Thursday, August 14, 2008

Information Overload

I love stats. Well, most of the time I do. Stats can tell you a lot about teams, coaches, programs and players. My love of stats goes back to my roots in baseball, a stat driven sport.

Sometimes they can be over done. Way over done. You can spend too much time focusing on the minutia and forget the big picture. You know, can’t see the forest for the trees syndrome.

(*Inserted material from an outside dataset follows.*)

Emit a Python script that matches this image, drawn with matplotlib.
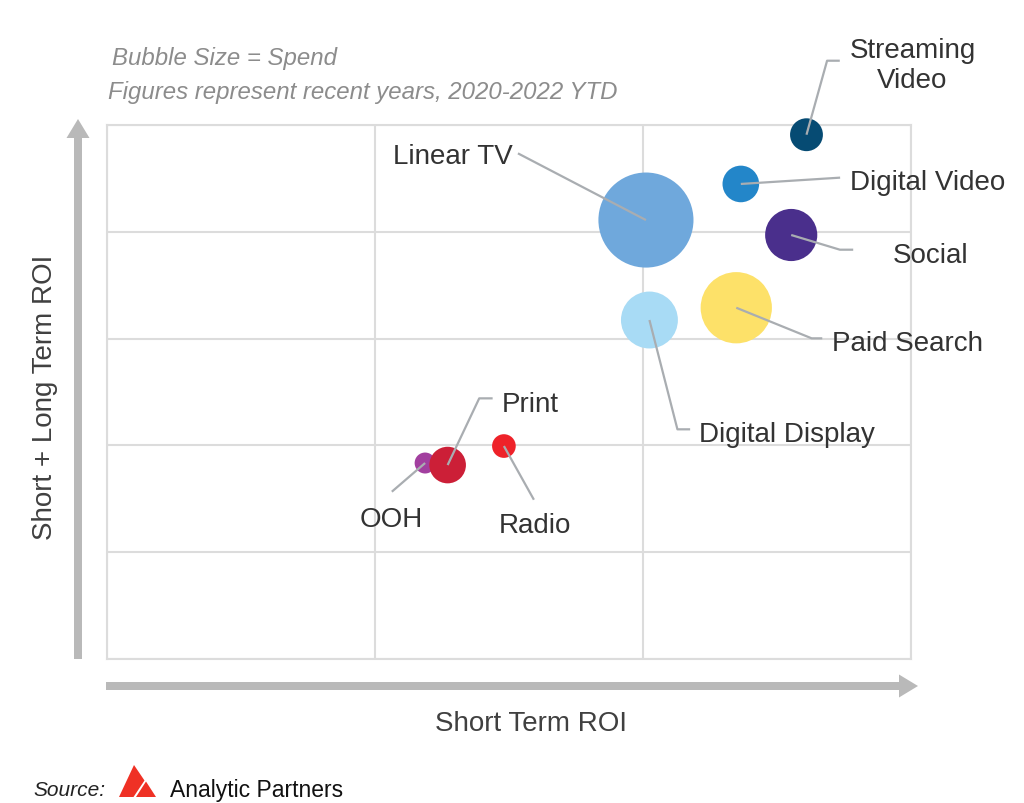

I also enjoy reading Phil Steele’s college football preview magazine each year. Steele includes tons of stats, some useful some not. Reading the magazine a little closer this year for the blog I noticed something strange – Steele often contradicts himself in different places in the magazine about how a particular team is going to fare in a particular year. Why? He attempts to provide every possible angle and compartmentalize everything into stats and what they mean.

We’ll use Clemson as our example. Phil thinks Clemson will win the Atlantic division. Heck, 3 of his 8 power ratings say that the Tigers are going to go 12-0. Steele’s Power Poll, which combines all 8 sets of power ratings, has the Tigers at number 7 and his Preseason Top 40 has Clemson at #5 because of their relatively easy schedule. It’s all good. Or is it?

Towards the end of the magazine Steele writes his yearly column on turnovers, the gist of which is that if you benefited from a positive double digit turnover differential last year, you probably won’t this year. As a matter of fact he puts a number on it – teams with a positive double digit TO ratio had weaker or the same records 77.6% of the time since 1996. The Tigers were at +13 in turnovers last year.

We’re not done yet. A few pages later Steele analyzes the difference between team's schedules last year and this year and tells us that Clemson’s schedule is 34 places easier in ’08 and than it was in ’07 and they “should have better success in 2008” because of it.

Let’s review. 3 of 8 of Steele’s Power Ratings say the Tigers are going 12-0. Steele predicts the Tigers will win the Atlantic. Steele has the Tigers as the 7th most powerful team in the nation. Yet, there’s a 77.6% chance the Tigers finish with the same or worse record because they were double digit positive in turnovers last year. And oh yeah, Steele thinks the Tigers will finish 5th in the country due to their easy schedule.

The Tigers finished 9-4 last year, so if my math is correct Steele has predicted the Tigers are the 7th most powerful team in the nation, will finish 9-4 or worse, win the Atlantic Division and finish 5th in the country. As my buddy AJ would say, “What? Huh?”